The effects are handled very well; though obviously Sarah Connor Chronicles doesn't have the budget of a Terminator film, the visual effects are very effectively realized. A dream sequence that shows an explosion eviscerating the flesh from a Terminator firmly places the show in the look and feel of the Terminator films.
The Linda Hamilton Factor
The main problem facing Sarah Connor Chronicles is psychological. Next to Sigourney Weaver in the Alien films, Linda Hamilton ended up being the most kick-butt woman in sci-fi (if not in all of action films) by the end of Terminator 2 -- all the more striking for having started out as just another woman in a bar. Linda Hamilton made you believe that Sarah Connor was not only a survivor, but a warrior.

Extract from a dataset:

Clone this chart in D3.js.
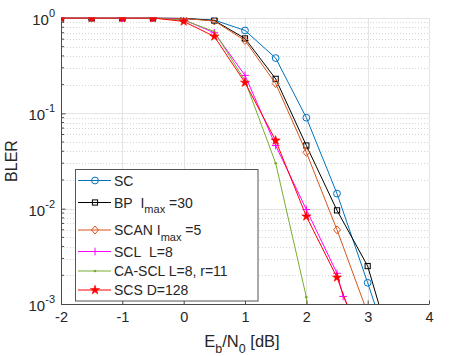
<!DOCTYPE html>
<html><head><meta charset="utf-8">
<script src="https://cdn.jsdelivr.net/npm/d3@7"></script>
<style>body{margin:0;background:#fff}svg{display:block;font-family:"Liberation Sans",Arial,sans-serif}</style>
</head><body><svg id="c" width="474" height="356"></svg>
<script>
// ---- data ----
const xTicks = [-2,-1,0,1,2,3,4];
const yTickExps = [0,-1,-2,-3];
const ebn0 = [-2,-1.5,-1,-0.5,0,0.5,1,1.5,2,2.5,3,3.5];
const ebn0SCL = [-2,-1.5,-1,-0.5,0,0.5,1,1.5,2,2.5,2.6,2.7];
const blerSC     = [1,1,1,1,0.99,0.95,0.74,0.38,0.09,0.0144,0.00167,0.00018];
const blerBP     = [1,1,1,1,0.99,0.94,0.61,0.23,0.046,0.0096,0.0025,0.0002];
const blerSCAN   = [1,1,1,1,0.99,0.93,0.58,0.205,0.039,0.006,0.0008];
const blerSCL    = [1,1,1,1,0.96,0.70,0.25,0.046,0.0098,0.0021,0.0012,0.0009];
const blerCASCL  = [1,1,1,1,0.95,0.72,0.22,0.03,0.00118,0.00001];
const blerSCS    = [1,1,1,1,0.92,0.64,0.21,0.052,0.0083,0.0019,0.00025];
const seriesNames = ["SC","BP","SCAN","SCL","CA-SCL","SCS"];

// ---- layout ----
const svg = d3.select("#c");
const L=61, R=429, T=18, B=304;
const x = d3.scaleLinear().domain([-2,4]).range([L,R]);
const y = d3.scaleLog().domain([1e-3,1]).range([B,T]);
const gridCol="#e3e3e3", axCol="#4a4a4a", txtCol="#262626";

svg.append("defs").append("clipPath").attr("id","clip")
  .append("rect").attr("x",L).attr("y",T-0.5).attr("width",R-L).attr("height",B-T+0.5);

// minor grid
const minors=[];
for(let e=-3;e<0;e++) for(let m=2;m<=9;m++) minors.push(m*Math.pow(10,e));
svg.append("g").selectAll("line").data(minors).join("line")
  .attr("x1",L).attr("x2",R).attr("y1",d=>Math.round(y(d))+0.5).attr("y2",d=>Math.round(y(d))+0.5)
  .attr("stroke","#d6d6d6").attr("stroke-dasharray","1,2");
// major grid
svg.append("g").selectAll("line").data(yTickExps).join("line")
  .attr("x1",L).attr("x2",R).attr("y1",d=>Math.round(y(Math.pow(10,d)))+0.5).attr("y2",d=>Math.round(y(Math.pow(10,d)))+0.5)
  .attr("stroke",gridCol);
svg.append("g").selectAll("line").data(xTicks).join("line")
  .attr("y1",T).attr("y2",B).attr("x1",d=>Math.round(x(d))+0.5).attr("x2",d=>Math.round(x(d))+0.5)
  .attr("stroke",gridCol);

// axes
const xAxis = svg.append("g").attr("transform",`translate(0,${B+0.5})`)
  .call(d3.axisBottom(x).tickValues(xTicks).tickSize(-4).tickFormat(d3.format("d")));
xAxis.select(".domain").attr("stroke",axCol).attr("d",`M${L},0H${R}`);
xAxis.selectAll(".tick line").attr("stroke",axCol);
xAxis.selectAll(".tick text").attr("fill",txtCol).attr("font-size",14.5).attr("y",17).attr("dy",0)
  .attr("font-family","Liberation Sans, Arial, sans-serif").text(d=>d<0?"-"+Math.abs(d):d);

const yAxis = svg.append("g").attr("transform",`translate(${L+0.5},0)`)
  .call(d3.axisLeft(y).tickValues(yTickExps.map(e=>Math.pow(10,e))).tickSize(-4).tickFormat(""));
yAxis.select(".domain").attr("stroke",axCol).attr("d",`M0,${T}V${B}`);
yAxis.selectAll(".tick line").attr("stroke",axCol);
svg.append("g").attr("transform",`translate(${L+0.5},0)`).selectAll("line").data(minors).join("line")
  .attr("x1",0).attr("x2",2.5).attr("y1",d=>y(d)).attr("y2",d=>y(d)).attr("stroke",axCol);

const yl = svg.append("g").selectAll("text").data(yTickExps).join("text")
  .attr("x",L-6).attr("y",d=>y(Math.pow(10,d))+7).attr("text-anchor","end")
  .attr("fill",txtCol).attr("font-size",15);
yl.append("tspan").text("10");
yl.append("tspan").attr("dy",-8).attr("font-size",11).text(d=>d===0?"0":"-"+Math.abs(d));

// axis labels
svg.append("text").attr("transform",`translate(16.5,${(T+B)/2}) rotate(-90)`)
  .attr("text-anchor","middle").attr("fill",txtCol).attr("font-size",16).text("BLER");
const xl = svg.append("text").attr("x",242).attr("y",347).attr("text-anchor","middle")
  .attr("fill",txtCol).attr("font-size",16.5);
xl.append("tspan").text("E");
xl.append("tspan").attr("dy",6).attr("font-size",12.5).text("b");
xl.append("tspan").attr("dy",-6).text("/N");
xl.append("tspan").attr("dy",6).attr("font-size",12.5).text("0");
xl.append("tspan").attr("dy",-6).text("\u00a0[dB]");

// markers
function marker(g,type,color){
  if(type==="circle") g.append("circle").attr("r",3.4).attr("fill","none").attr("stroke",color);
  else if(type==="square") g.append("rect").attr("x",-2.6).attr("y",-2.6).attr("width",5.2).attr("height",5.2).attr("fill","none").attr("stroke",color);
  else if(type==="diamond") g.append("path").attr("d","M0,-4L3.5,0L0,4L-3.5,0Z").attr("fill","none").attr("stroke",color);
  else if(type==="plus") g.append("path").attr("d","M-3.8,0H3.8M0,-3.8V3.8").attr("stroke",color);
  else if(type==="dot") g.append("circle").attr("r",1.3).attr("fill",color);
  else if(type==="star") g.append("path").attr("d",d3.symbol(d3.symbolStar,26)()).attr("fill",color).attr("stroke",color).attr("stroke-width",0.6);
}
const series = [
  {name:"SC", xs:ebn0, ys:blerSC, color:"#0072BD", m:"circle"},
  {name:"BP", xs:ebn0, ys:blerBP, color:"#000000", m:"square"},
  {name:"SCAN", xs:ebn0, ys:blerSCAN, color:"#D95319", m:"diamond"},
  {name:"SCL", xs:ebn0SCL, ys:blerSCL, color:"#FF00FF", m:"plus"},
  {name:"CA-SCL", xs:ebn0, ys:blerCASCL, color:"#77AC30", m:"dot"},
  {name:"SCS", xs:ebn0, ys:blerSCS, color:"#FF0000", m:"star"}
];
const plot = svg.append("g").attr("clip-path","url(#clip)");
const line = d3.line().x(d=>x(d[0])).y(d=>y(d[1]));
series.forEach(s=>{
  const pts = s.ys.map((v,i)=>[s.xs[i],v]);
  plot.append("path").attr("d",line(pts)).attr("fill","none").attr("stroke",s.color).attr("stroke-width",1);
  pts.forEach(p=>{ const g=plot.append("g").attr("transform",`translate(${x(p[0])},${y(p[1])})`); marker(g,s.m,s.color); });
});

// legend
const lg = svg.append("g");
lg.append("rect").attr("x",75.5).attr("y",169.5).attr("width",182.5).attr("height",131.5)
  .attr("fill","#fff").attr("stroke","#555");
const legY = [180.5,202.5,230,251.5,271,290];
series.forEach((s,i)=>{
  const cy=legY[i];
  lg.append("line").attr("x1",78).attr("x2",111).attr("y1",cy).attr("y2",cy).attr("stroke",s.color);
  marker(lg.append("g").attr("transform",`translate(95,${cy})`),s.m,s.color);
  const t = lg.append("text").attr("x",114).attr("y",cy+5).attr("fill",txtCol).attr("font-size",14);
  if(s.name==="SC") t.text("SC");
  else if(s.name==="BP"){ t.append("tspan").text("BP\u00a0\u00a0I"); t.append("tspan").attr("dy",5.5).attr("font-size",11).text("max"); t.append("tspan").attr("dy",-5.5).text("\u00a0=30"); }
  else if(s.name==="SCAN"){ t.append("tspan").text("SCAN I"); t.append("tspan").attr("dy",5.5).attr("font-size",11).text("max"); t.append("tspan").attr("dy",-5.5).text("\u00a0=5"); }
  else if(s.name==="SCL") t.text("SCL\u00a0\u00a0L=8");
  else if(s.name==="CA-SCL") t.text("CA-SCL L=8, r=11");
  else t.text("SCS D=128");
});
</script></body></html>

Lena Headey, however, does not, and this is a dire flaw in a series that revolves around Sarah's mission to protect her son at all costs. Headey comes across as the police captain who can chew out the insubordinate hero cop, but in the two episodes I have seen she does not have the grit or the implacable drive that has already been indelibly demonstrated in this very character. Like Michelle Ryan in Bionic Woman, Headey isn't bloody-minded enough to seem like anything other than a nice British actress somehow roped into the lead of a Hollywood action series.
Likewise, young John, as played by Edward Furlong in T2 already seemed tougher than he's depicted here by Thomas Dekker. Dekker's performance is at least nuanced and interesting to watch (I missed Dekker when he was written out of Heroes), which gives him an edge over the slightly flatter Headey or the infinitely flatter Summer Glau as their protector. I know robots are supposed to be emotionally muted, but Glau's character comes across as lobotomized.
The fight choreography is extremely strong -- In fact everything is strong apart from the casting. Unfortunately, that's kind of important.